→ Task to carry out: Locate every line in the records below that contains the word "this", and copy each one.
BEGIN Exercise input
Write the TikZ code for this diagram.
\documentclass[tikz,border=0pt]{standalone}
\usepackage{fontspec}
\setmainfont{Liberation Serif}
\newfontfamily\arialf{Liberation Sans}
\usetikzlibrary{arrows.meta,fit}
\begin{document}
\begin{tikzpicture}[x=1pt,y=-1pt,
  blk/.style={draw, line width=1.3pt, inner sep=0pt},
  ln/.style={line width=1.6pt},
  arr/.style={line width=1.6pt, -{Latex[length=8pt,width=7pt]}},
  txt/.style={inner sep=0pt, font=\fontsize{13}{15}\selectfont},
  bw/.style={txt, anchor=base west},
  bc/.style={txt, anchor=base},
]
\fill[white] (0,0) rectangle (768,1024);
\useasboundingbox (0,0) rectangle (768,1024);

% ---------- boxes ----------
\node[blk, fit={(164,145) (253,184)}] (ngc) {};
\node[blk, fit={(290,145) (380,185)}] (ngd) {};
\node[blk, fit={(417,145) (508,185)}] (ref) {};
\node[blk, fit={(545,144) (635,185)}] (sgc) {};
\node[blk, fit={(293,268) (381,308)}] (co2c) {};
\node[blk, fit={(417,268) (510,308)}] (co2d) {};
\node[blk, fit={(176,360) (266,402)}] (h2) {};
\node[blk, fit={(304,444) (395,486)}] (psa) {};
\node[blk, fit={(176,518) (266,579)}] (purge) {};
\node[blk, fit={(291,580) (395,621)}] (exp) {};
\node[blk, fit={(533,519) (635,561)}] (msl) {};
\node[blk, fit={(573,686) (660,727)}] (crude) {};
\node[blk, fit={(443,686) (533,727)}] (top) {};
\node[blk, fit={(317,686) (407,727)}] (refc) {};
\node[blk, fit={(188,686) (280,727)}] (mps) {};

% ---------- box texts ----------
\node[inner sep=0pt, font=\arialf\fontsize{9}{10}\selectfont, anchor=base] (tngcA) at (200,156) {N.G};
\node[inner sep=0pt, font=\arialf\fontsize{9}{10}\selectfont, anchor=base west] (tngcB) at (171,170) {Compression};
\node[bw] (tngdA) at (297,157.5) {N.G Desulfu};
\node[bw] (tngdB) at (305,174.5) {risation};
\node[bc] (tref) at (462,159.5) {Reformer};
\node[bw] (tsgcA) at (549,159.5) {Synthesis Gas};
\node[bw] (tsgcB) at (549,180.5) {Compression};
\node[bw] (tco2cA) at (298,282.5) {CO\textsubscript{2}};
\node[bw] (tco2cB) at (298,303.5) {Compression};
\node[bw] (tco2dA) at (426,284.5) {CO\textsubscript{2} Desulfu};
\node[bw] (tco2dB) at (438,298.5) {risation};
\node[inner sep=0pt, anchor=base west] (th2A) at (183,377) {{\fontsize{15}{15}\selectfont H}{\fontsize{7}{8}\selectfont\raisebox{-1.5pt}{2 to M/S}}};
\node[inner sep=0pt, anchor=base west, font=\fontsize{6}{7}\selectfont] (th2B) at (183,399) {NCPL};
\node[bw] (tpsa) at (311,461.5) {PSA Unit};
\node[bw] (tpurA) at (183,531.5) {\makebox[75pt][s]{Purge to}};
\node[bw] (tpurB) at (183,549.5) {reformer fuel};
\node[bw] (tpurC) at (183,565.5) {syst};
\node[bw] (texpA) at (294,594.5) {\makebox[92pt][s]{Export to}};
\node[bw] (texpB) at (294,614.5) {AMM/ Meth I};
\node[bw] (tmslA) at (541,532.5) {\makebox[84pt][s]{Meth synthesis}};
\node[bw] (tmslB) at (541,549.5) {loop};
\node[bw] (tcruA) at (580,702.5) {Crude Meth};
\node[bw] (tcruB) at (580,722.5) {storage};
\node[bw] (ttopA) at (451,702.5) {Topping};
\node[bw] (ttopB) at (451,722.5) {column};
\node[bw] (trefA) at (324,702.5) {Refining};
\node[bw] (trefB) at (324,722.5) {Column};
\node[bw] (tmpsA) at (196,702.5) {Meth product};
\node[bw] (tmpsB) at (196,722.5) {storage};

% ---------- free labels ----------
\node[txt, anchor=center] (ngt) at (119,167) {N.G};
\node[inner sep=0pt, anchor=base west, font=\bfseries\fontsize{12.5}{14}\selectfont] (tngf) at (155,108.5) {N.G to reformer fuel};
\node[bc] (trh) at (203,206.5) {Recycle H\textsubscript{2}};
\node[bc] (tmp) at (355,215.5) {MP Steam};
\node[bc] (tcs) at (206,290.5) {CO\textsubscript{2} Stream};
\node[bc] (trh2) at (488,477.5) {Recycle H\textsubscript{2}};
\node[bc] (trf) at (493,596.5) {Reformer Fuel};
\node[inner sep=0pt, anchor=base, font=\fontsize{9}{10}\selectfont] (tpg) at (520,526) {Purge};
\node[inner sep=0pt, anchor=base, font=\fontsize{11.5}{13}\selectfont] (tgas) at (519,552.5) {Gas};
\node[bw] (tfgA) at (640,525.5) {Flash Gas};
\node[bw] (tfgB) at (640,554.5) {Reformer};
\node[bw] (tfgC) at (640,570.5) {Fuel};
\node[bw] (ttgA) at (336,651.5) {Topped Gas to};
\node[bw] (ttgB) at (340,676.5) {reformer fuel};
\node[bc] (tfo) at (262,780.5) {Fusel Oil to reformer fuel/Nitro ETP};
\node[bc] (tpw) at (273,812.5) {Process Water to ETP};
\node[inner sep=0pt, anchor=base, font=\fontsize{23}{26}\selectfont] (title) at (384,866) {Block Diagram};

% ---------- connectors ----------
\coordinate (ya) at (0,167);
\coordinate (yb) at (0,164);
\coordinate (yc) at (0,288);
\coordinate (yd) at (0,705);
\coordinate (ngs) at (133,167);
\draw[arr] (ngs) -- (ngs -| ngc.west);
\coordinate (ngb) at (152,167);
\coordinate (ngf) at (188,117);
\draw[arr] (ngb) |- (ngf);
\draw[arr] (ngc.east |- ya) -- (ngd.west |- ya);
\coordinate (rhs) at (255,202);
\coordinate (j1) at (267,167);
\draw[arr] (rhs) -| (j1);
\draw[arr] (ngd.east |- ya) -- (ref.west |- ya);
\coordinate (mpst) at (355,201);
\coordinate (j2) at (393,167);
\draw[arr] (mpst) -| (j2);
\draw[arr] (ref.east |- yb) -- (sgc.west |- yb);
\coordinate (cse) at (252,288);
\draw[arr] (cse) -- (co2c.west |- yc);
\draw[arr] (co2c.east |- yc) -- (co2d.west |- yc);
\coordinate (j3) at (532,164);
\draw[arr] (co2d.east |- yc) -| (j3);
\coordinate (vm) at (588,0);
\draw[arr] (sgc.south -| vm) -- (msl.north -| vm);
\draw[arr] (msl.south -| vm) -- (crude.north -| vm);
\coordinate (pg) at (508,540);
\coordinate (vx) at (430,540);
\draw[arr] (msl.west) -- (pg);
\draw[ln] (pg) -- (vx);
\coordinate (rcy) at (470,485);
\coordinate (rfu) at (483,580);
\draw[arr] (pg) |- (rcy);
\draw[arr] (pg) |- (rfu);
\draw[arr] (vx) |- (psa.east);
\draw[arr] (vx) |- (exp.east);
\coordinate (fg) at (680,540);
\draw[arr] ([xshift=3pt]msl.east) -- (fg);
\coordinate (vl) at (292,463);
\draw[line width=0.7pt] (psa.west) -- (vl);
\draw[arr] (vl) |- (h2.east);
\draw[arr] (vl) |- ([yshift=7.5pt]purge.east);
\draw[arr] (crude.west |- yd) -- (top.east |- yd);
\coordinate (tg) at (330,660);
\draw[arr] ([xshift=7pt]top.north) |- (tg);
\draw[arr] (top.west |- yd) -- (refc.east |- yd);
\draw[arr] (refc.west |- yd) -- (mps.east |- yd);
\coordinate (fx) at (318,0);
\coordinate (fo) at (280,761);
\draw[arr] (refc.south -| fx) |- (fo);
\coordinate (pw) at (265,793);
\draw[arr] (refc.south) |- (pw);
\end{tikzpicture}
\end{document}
END Exercise input
BEGIN Exercise input
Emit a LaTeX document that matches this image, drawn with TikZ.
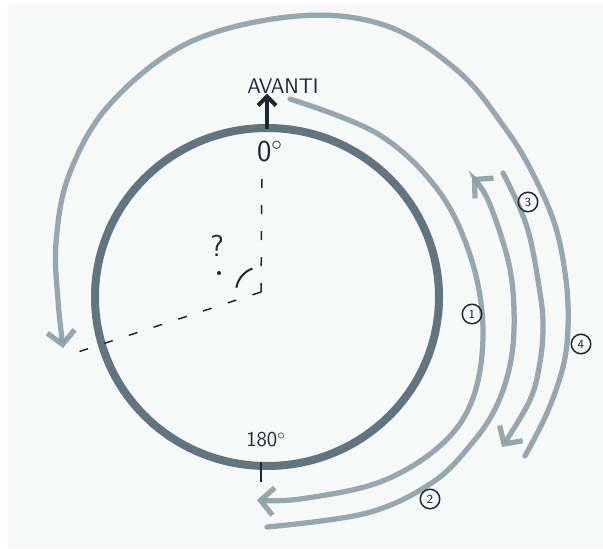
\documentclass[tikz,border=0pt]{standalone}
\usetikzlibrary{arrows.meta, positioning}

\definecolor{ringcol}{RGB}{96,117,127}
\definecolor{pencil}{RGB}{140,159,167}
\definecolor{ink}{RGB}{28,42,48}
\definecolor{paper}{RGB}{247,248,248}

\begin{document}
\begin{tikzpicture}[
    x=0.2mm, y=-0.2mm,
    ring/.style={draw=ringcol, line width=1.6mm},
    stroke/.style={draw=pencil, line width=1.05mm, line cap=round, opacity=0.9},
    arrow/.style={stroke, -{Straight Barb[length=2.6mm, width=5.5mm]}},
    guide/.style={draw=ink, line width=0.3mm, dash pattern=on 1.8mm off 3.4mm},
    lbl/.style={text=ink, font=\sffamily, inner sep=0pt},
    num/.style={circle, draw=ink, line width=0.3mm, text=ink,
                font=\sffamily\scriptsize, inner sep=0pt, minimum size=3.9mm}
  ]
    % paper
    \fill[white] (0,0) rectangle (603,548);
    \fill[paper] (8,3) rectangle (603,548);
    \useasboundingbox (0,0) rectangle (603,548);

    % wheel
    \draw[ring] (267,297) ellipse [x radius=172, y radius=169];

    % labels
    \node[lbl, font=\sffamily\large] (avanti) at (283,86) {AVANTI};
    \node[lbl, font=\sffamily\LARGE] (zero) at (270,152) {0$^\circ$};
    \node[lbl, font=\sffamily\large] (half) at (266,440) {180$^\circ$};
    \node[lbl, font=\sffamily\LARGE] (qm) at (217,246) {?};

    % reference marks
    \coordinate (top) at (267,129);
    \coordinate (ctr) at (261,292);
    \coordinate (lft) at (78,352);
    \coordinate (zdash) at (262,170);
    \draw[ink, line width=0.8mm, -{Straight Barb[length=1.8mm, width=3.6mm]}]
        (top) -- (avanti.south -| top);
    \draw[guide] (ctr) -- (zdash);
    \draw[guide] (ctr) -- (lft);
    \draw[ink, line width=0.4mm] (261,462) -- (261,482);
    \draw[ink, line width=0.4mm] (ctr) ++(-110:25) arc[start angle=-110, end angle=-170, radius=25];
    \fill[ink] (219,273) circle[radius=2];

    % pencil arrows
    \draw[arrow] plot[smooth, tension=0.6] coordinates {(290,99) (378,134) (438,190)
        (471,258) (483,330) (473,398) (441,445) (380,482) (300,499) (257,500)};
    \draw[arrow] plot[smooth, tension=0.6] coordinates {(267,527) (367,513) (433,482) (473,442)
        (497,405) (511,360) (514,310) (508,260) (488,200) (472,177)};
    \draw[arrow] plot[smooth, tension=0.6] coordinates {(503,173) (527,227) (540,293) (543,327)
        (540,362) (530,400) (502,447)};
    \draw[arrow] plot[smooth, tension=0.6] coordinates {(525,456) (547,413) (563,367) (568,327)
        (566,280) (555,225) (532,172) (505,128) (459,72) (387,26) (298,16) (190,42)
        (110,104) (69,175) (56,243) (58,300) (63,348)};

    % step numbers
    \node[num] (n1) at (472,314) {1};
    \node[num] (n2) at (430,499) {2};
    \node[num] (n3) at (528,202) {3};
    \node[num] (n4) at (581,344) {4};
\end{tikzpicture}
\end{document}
END Exercise input
→ Written response:
Write the TikZ code for this diagram.
Emit a LaTeX document that matches this image, drawn with TikZ.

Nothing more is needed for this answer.